HOPE FOR FIRE SAFETY PLAN IN WAKE OF DEAN STREET

soho-fireFollowing the fire in Dean Street on July 10, I wrote to the Fire Commissioner Ron Dobson in my capacity as a London Assembly representative on the London Fire and Emergency Planning Authority, asking for his comments on the concerns raised by constituents.

Press reports had indicated that the Soho fire station in Shaftsbury Avenue was unmanned when the fire broke out, with its appliances and firefighters away attending another fire. It had also been suggested that the computer system which calls in a standby fire engine from the nearest available station had been overridden, resulting in a delay in appliances arriving from the Euston and Knightsbridge fire stations.

The commissioner promptly wrote back to me with a detailed response to the points made.
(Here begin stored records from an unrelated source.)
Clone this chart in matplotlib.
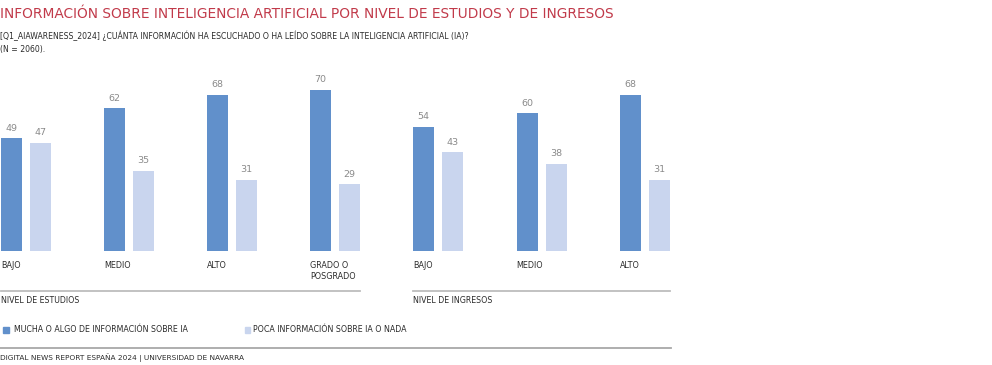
import matplotlib
matplotlib.use("Agg")
import matplotlib.pyplot as plt
import numpy as np

plt.rcParams['font.family'] = ['Liberation Sans Narrow', 'DejaVu Sans']

# datos
estudios = ["BAJO", "MEDIO", "ALTO", "GRADO O\nPOSGRADO"]
estudios_mucha = [49, 62, 68, 70]
estudios_poca = [47, 35, 31, 29]

ingresos = ["BAJO", "MEDIO", "ALTO"]
ingresos_mucha = [54, 60, 68]
ingresos_poca = [43, 38, 31]

serie_mucha = "MUCHA O ALGO DE INFORMACIÓN SOBRE IA"
serie_poca = "POCA INFORMACIÓN SOBRE IA O NADA"

titulo = "INFORMACIÓN SOBRE INTELIGENCIA ARTIFICIAL POR NIVEL DE ESTUDIOS Y DE INGRESOS"
subtitulo = "[Q1_AIAWARENESS_2024] ¿CUÁNTA INFORMACIÓN HA ESCUCHADO O HA LEÍDO SOBRE LA INTELIGENCIA ARTIFICIAL (IA)?\n(N = 2060)."
fuente = "DIGITAL NEWS REPORT ESPAÑA 2024 | UNIVERSIDAD DE NAVARRA"

C_DARK = "#6190cb"
C_LIGHT = "#c9d5ee"
C_TEXT = "#2b2b2b"
C_NUM = "#8a8a8a"
C_LINE = "#bdbdbd"
C_TITLE = "#c13a4a"

W, H = 992, 365
fig = plt.figure(figsize=(W / 100, H / 100), dpi=100)


def px(x, y):
    # pixel (desde arriba-izquierda) -> fraccion de figura
    return x / W, 1 - y / H


def panel(left, width, center0, step, cats, mucha, poca, nombre):
    ax = fig.add_axes([left / W, 114 / H, width / W, 184 / H])
    ax.set_xlim((left - center0) / step, (left + width - center0) / step)
    ax.set_ylim(0, 80)
    ax.axis("off")
    x = np.arange(len(cats))
    off = 14.5 / step
    bw = 21 / step
    b1 = ax.bar(x - off, mucha, bw, color=C_DARK)
    b2 = ax.bar(x + off, poca, bw, color=C_LIGHT)
    for bars in (b1, b2):
        for b in bars:
            ax.annotate(f"{b.get_height():.0f}", (b.get_x() + b.get_width() / 2, b.get_height()),
                        xytext=(0, 7.2), textcoords="offset points", ha="center", va="center",
                        fontsize=6.8, color=C_NUM)
    for i, c in enumerate(cats):
        ax.text(i - off - bw / 2, -4.2, c, ha="left", va="top", fontsize=5.8,
                color=C_TEXT, linespacing=1.3, clip_on=False)
    # linea separadora y nombre del grupo
    x0 = x[0] - off - bw / 2
    x1 = x[-1] + off + bw / 2
    ax.plot([x0, x1], [-17.4, -17.4], color=C_LINE, lw=1.3, clip_on=False)
    ax.text(x0, -21.5, nombre, ha="left", va="center", fontsize=5.7, color=C_TEXT, clip_on=False)
    return ax


panel(0, 370, 26, 103, estudios, estudios_mucha, estudios_poca, "NIVEL DE ESTUDIOS")
panel(400, 280, 438, 103.5, ingresos, ingresos_mucha, ingresos_poca, "NIVEL DE INGRESOS")

# titulos
fig.text(*px(0, 17.5), titulo, fontsize=9.95, color=C_TITLE, ha="left", va="baseline")
fig.text(*px(0, 30.5), subtitulo, fontsize=5.6, color=C_TEXT, ha="left", va="top", linespacing=1.6)

# leyenda
for xs, xt, col, lab in [(3, 14, C_DARK, serie_mucha), (245, 253, C_LIGHT, serie_poca)]:
    fig.patches.append(plt.Rectangle(px(xs, 332.5), 5.5 / W, 5.5 / H, color=col,
                                     transform=fig.transFigure, figure=fig))
    fig.text(*px(xt, 329.5), lab, fontsize=5.7, color=C_TEXT, ha="left", va="center")

fig.add_artist(plt.Line2D([0, 671 / W], [1 - 348 / H] * 2, color="#a8a8a8", lw=1.3))
fig.text(*px(0, 358), fuente, fontsize=5.3, color=C_TEXT, ha="left", va="center")

fig.savefig("out.png", dpi=100)
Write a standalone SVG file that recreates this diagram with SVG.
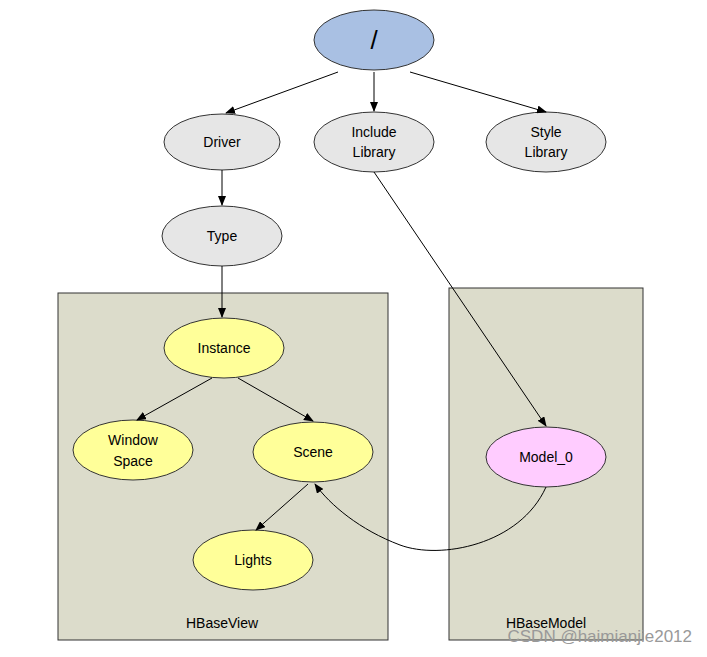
<svg xmlns="http://www.w3.org/2000/svg" width="707" height="657" viewBox="0 0 707 657">
<defs>
<style>
text{font-family:"Liberation Sans",Arial,sans-serif;font-size:14px;fill:#000;text-anchor:middle}
.g{fill:#e6e6e6;stroke:#333;stroke-width:1}
.y{fill:#ffff99;stroke:#333;stroke-width:1}
.box{fill:#dcdccb;stroke:#333;stroke-width:1}
.c{stroke:#000;stroke-width:1;fill:none;marker-end:url(#a)}
</style>
<marker id="a" markerWidth="10" markerHeight="8" refX="9" refY="4" orient="auto" markerUnits="userSpaceOnUse"><path d="M0,0 L10,4 L0,8 z" fill="#000"/></marker>
</defs>
<rect width="707" height="657" fill="#fff"/>
<g id="HBaseView"><rect class="box" x="58" y="293" width="330" height="347"/><text x="222" y="628">HBaseView</text></g>
<g id="HBaseModel"><rect class="box" x="449" y="288" width="194" height="352"/><text x="546" y="628">HBaseModel</text></g>
<g id="root"><ellipse cx="374" cy="40" rx="60" ry="30" fill="#a9c0e3" stroke="#333"/><text x="374" y="49" style="font-size:26px">/</text></g>
<g id="driver"><ellipse class="g" cx="222" cy="142" rx="58" ry="28"/><text x="222" y="147">Driver</text></g>
<g id="include"><ellipse class="g" cx="374" cy="142" rx="60" ry="30"/><text x="374" y="137">Include</text><text x="374" y="157">Library</text></g>
<g id="style"><ellipse class="g" cx="546" cy="142" rx="60" ry="30"/><text x="546" y="137">Style</text><text x="546" y="157">Library</text></g>
<g id="type"><ellipse class="g" cx="222" cy="236" rx="60" ry="30"/><text x="222" y="241">Type</text></g>
<g id="instance"><ellipse class="y" cx="224" cy="348" rx="60" ry="30"/><text x="224" y="353">Instance</text></g>
<g id="window"><ellipse class="y" cx="133" cy="450" rx="60" ry="30"/><text x="133" y="445">Window</text><text x="133" y="466">Space</text></g>
<g id="scene"><ellipse class="y" cx="313" cy="452" rx="60" ry="30"/><text x="313" y="457">Scene</text></g>
<g id="lights"><ellipse class="y" cx="253" cy="560" rx="60" ry="30"/><text x="253" y="565">Lights</text></g>
<g id="model0"><ellipse cx="546" cy="457" rx="60" ry="30" fill="#ffccff" stroke="#333"/><text x="546" y="462">Model_0</text></g>
<g id="connectors">
<path class="c" d="M338,72 L226,113"/>
<path class="c" d="M374,72 L374,111"/>
<path class="c" d="M410,72 L546,112"/>
<path class="c" d="M222,170 L222,205"/>
<path class="c" d="M222,266 L222,317"/>
<path class="c" d="M212,378 L137,420"/>
<path class="c" d="M238,378 L313,421"/>
<path class="c" d="M308,484 L256,530"/>
<path class="c" d="M374,172 L546,426"/>
<path class="c" d="M546,487 C520,545 440,560 400,545 C360,530 330,505 315,484"/>
</g>
<text x="692" y="642" style="fill:#999;font-size:17px;text-anchor:end">CSDN @haimianjie2012</text>
</svg>
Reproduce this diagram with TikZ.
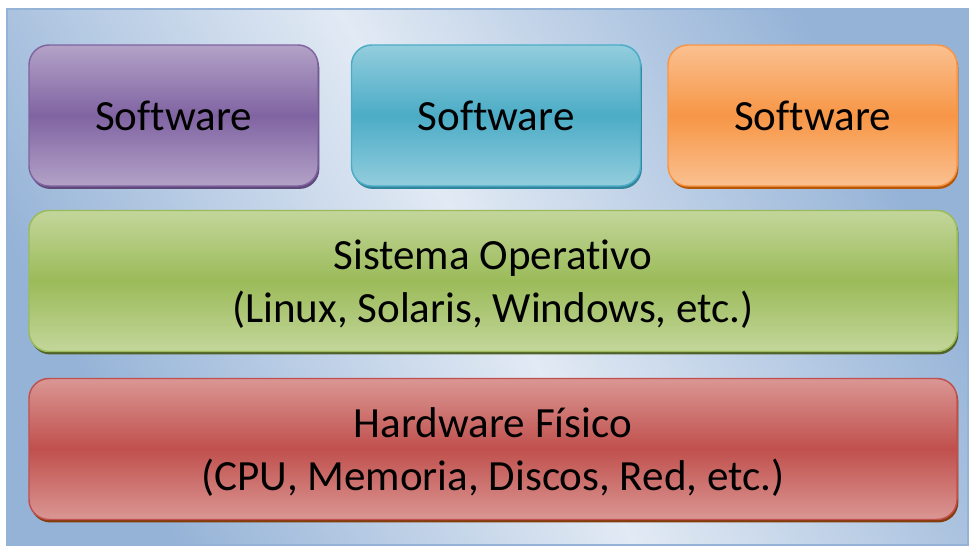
\documentclass[tikz,border=0pt]{standalone}
\usepackage{fontspec}
\setmainfont[Ligatures={NoCommon}]{Carlito}
\usetikzlibrary{shadows}

\definecolor{bgdark}{HTML}{95B3D7}
\definecolor{bglight}{HTML}{E2EAF4}
\definecolor{purpmid}{HTML}{8064A2}
\definecolor{purplight}{HTML}{B3A2C7}
\definecolor{purpdark}{HTML}{5F497A}
\definecolor{aquamid}{HTML}{4BACC6}
\definecolor{aqualight}{HTML}{93CDDD}
\definecolor{aquadark}{HTML}{31859C}
\definecolor{orngmid}{HTML}{F79646}
\definecolor{ornglight}{HTML}{FAC090}
\definecolor{orngdark}{HTML}{B65708}
\definecolor{grnmid}{HTML}{9BBB59}
\definecolor{grnlight}{HTML}{C3D69B}
\definecolor{grndark}{HTML}{4F6228}
\definecolor{redmid}{HTML}{C0504D}
\definecolor{redlight}{HTML}{DA9694}
\definecolor{reddark}{HTML}{843C0C}

\newcommand{\tallline}{\rule{0pt}{0.85em}}

\begin{document}
\begin{tikzpicture}
[x=0.75pt, y=-0.75pt,
 layer/.style={rectangle, rounded corners=15pt, inner sep=0pt, line width=1.1pt,
   align=center, font={\fontsize{32.3}{39.5}\selectfont}, minimum height=141*0.75pt},
 appbox/.style={layer, minimum width=289*0.75pt},
 widebox/.style={layer, minimum width=928*0.75pt},
 tint/.style args={#1/#2/#3}{draw=#1, top color=#2, bottom color=#2, middle color=#1,
   drop shadow={shadow xshift=1pt, shadow yshift=-2.2pt, fill=#3, opacity=1}}]

\useasboundingbox (0,0) rectangle (969,546);
% background panel
\path[draw=bgdark, line width=1pt, left color=bgdark, right color=bgdark,
  middle color=bglight, shading angle=-61] (7,9) rectangle (968,545);

% top row
\node (sw1) at (173.5,115.5) [appbox, tint=purpmid/purplight/purpdark] {Software};
\node (sw2) at (496,115.5) [appbox, tint=aquamid/aqualight/aquadark] {Software};
\node (sw3) at (812.5,115.5) [appbox, tint=orngmid/ornglight/orngdark] {Software};

% system layers
\node (os) at (493,281) [widebox, tint=grnmid/grnlight/grndark]
  {\tallline Sistema Operativo\\(Linux, Solaris, Windows, etc.)};
\node (hw) at (493,449) [widebox, tint=redmid/redlight/reddark]
  {\tallline Hardware Físico\\(CPU, Memoria, Discos, Red, etc.)};
\end{tikzpicture}
\end{document}
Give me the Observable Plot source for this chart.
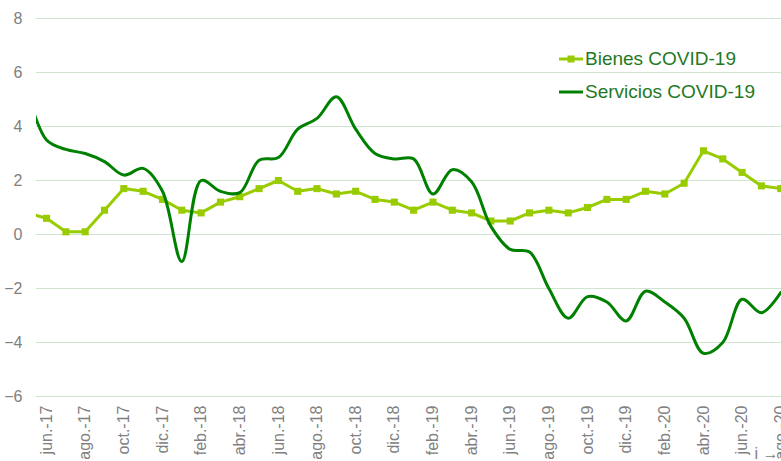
<!DOCTYPE html>
<html><head><meta charset="utf-8">
<script src="https://cdn.jsdelivr.net/npm/d3@7"></script>
<script src="https://cdn.jsdelivr.net/npm/@observablehq/plot@0.6"></script>
<style>
body{margin:0;background:#fff;}
#wrap{position:relative;width:781px;height:461px;overflow:hidden;font-family:"Liberation Sans",Arial,sans-serif;}
#legend{position:absolute;left:559px;top:42px;color:#1f7a1f;font-size:19px;line-height:33px;}
#legend div{display:flex;align-items:center;white-space:nowrap;}
#legend svg{margin-right:2px;}
</style></head>
<body>
<div id="wrap">
<div id="chart"></div>
<div id="legend">
  <div><svg width="24" height="12"><line x1="0" y1="6" x2="24" y2="6" stroke="#99cc00" stroke-width="3"/><rect x="8.5" y="2.5" width="7" height="7" fill="#99cc00"/></svg>Bienes COVID-19</div>
  <div><svg width="24" height="12"><line x1="0" y1="6" x2="24" y2="6" stroke="#008000" stroke-width="3"/></svg>Servicios COVID-19</div>
</div>
</div>
<script>
const months = ["may.-17","jun.-17","jul.-17","ago.-17","sep.-17","oct.-17","nov.-17","dic.-17",
  "ene.-18","feb.-18","mar.-18","abr.-18","may.-18","jun.-18","jul.-18","ago.-18","sep.-18","oct.-18","nov.-18","dic.-18",
  "ene.-19","feb.-19","mar.-19","abr.-19","may.-19","jun.-19","jul.-19","ago.-19","sep.-19","oct.-19","nov.-19","dic.-19",
  "ene.-20","feb.-20","mar.-20","abr.-20","may.-20","jun.-20","jul.-20","ago.-20"];
const bienes = [0.8,0.6,0.1,0.1,0.9,1.7,1.6,1.3,
  0.9,0.8,1.2,1.4,1.7,2.0,1.6,1.7,1.5,1.6,1.3,1.2,
  0.9,1.2,0.9,0.8,0.5,0.5,0.8,0.9,0.8,1.0,1.3,1.3,
  1.6,1.5,1.9,3.1,2.8,2.3,1.8,1.7];
const servicios = [5.3,3.5,3.15,3.0,2.7,2.2,2.45,1.6,
  -1.0,2.0,1.6,1.55,2.75,2.85,3.9,4.3,5.1,3.9,3.0,2.8,
  2.8,1.5,2.4,1.95,0.3,-0.55,-0.65,-2.0,-3.1,-2.3,-2.5,-3.2,
  -2.1,-2.5,-3.1,-4.4,-4.0,-2.4,-2.9,-2.15];
const yTicks = [-6,-4,-2,0,2,4,6,8];
const xTickIdx = months.map((m,i)=>i).filter(i=>i%2===1);

const data = months.map((m,i)=>({i, m, b: bienes[i], s: servicios[i]}));

const chart = Plot.plot({
  width:781, height:461, marginLeft:36, marginRight:0, marginTop:18, marginBottom:65,
  style:{fontFamily:'"Liberation Sans",Arial,sans-serif', fontSize:"16px", color:"#808080", background:"white", overflow:"visible"},
  x:{type:"linear", domain:[0.48,39.04], axis:null},
  y:{domain:[-6,8], axis:null},
  marks:[
    Plot.gridY(yTicks,{stroke:"#cfe5cf", strokeOpacity:1, strokeWidth:1}),
    Plot.axisY(yTicks,{tickSize:0, tickPadding:14, fill:"#808080", fontSize:16}),
    Plot.axisX(xTickIdx,{tickSize:0, tickPadding:9, tickRotate:-90, tickFormat:i=>months[i], fill:"#808080", fontSize:16}),
    Plot.line(data,{x:"i", y:"b", stroke:"#99cc00", strokeWidth:3, clip:"frame"}),
    Plot.dot(data,{x:"i", y:"b", symbol:"square", r:4, fill:"#99cc00", clip:"frame"}),
    Plot.line(data,{x:"i", y:"s", curve:"catmull-rom", stroke:"#008000", strokeWidth:3, clip:"frame"})
  ]
});
document.getElementById("chart").appendChild(chart);
</script>
</body></html>
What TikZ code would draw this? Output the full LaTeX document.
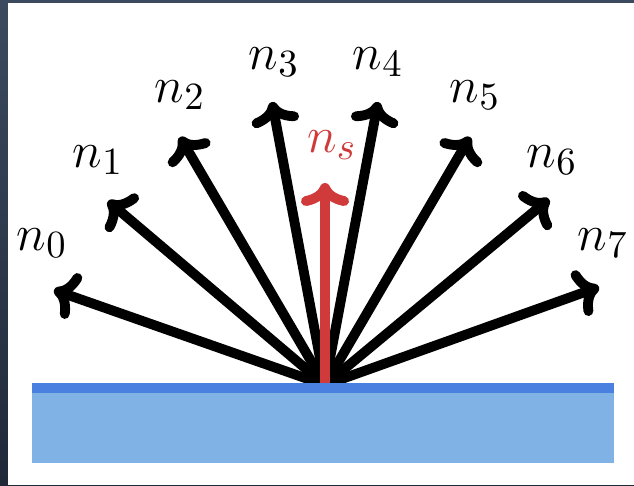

He confirms that the appliances from Soho fire station were attending two other incidents at the time the call was received to the fire at Dean Street – one at Covent Garden Underground station and another at the Carlton Club in St James’s Street.

As the commissioner points out, the situation can arise where the appliances and firefighters from a particular fire station are already attending a prior call at the time that a potentially more serious call comes in. However, because fire cover is provided strategically across London, rather than from the local station alone, when this is the case appliances are mobilised immediately from the nearest stations.

This is what happened in response to the Dean Street fire. Appliances from Knightsbridge and Euston were ordered to attend the fire as they were the closest available at the time. In addition one of Soho’s appliances did attend the fire at Dean Street later on when the incident commander requested additional resources.

The worrying claim that the mobilising computer at the Soho fire station was overridden have been investigated and the commissioner informs me that this was found not to be the case. The appliances from Knightsbridge and Euston were ordered to the Dean Street incident in the normal way without any delay.

I had been hoping to raise the Dean Street fire at the meeting of LFEPA on July 16.

However, quite understandably the Camberwell fire with its civilian fatalities dominated the proceedings. However, I hope that the concerns of residents and employees in the West End have been addressed.

The commissioner has assured me that in the Dean Street incident the first engine from Knightsbridge got there within six minutes and the second from Euston in less than eight.

I shall be asking LFEPA to examine the concentration of fire incidents in and around Dean Street.

Hopefully after investigation a safety plan can be drawn up that puts preventive measures in place, which hopefully will allow us to avoid the use of fire engines in the first place.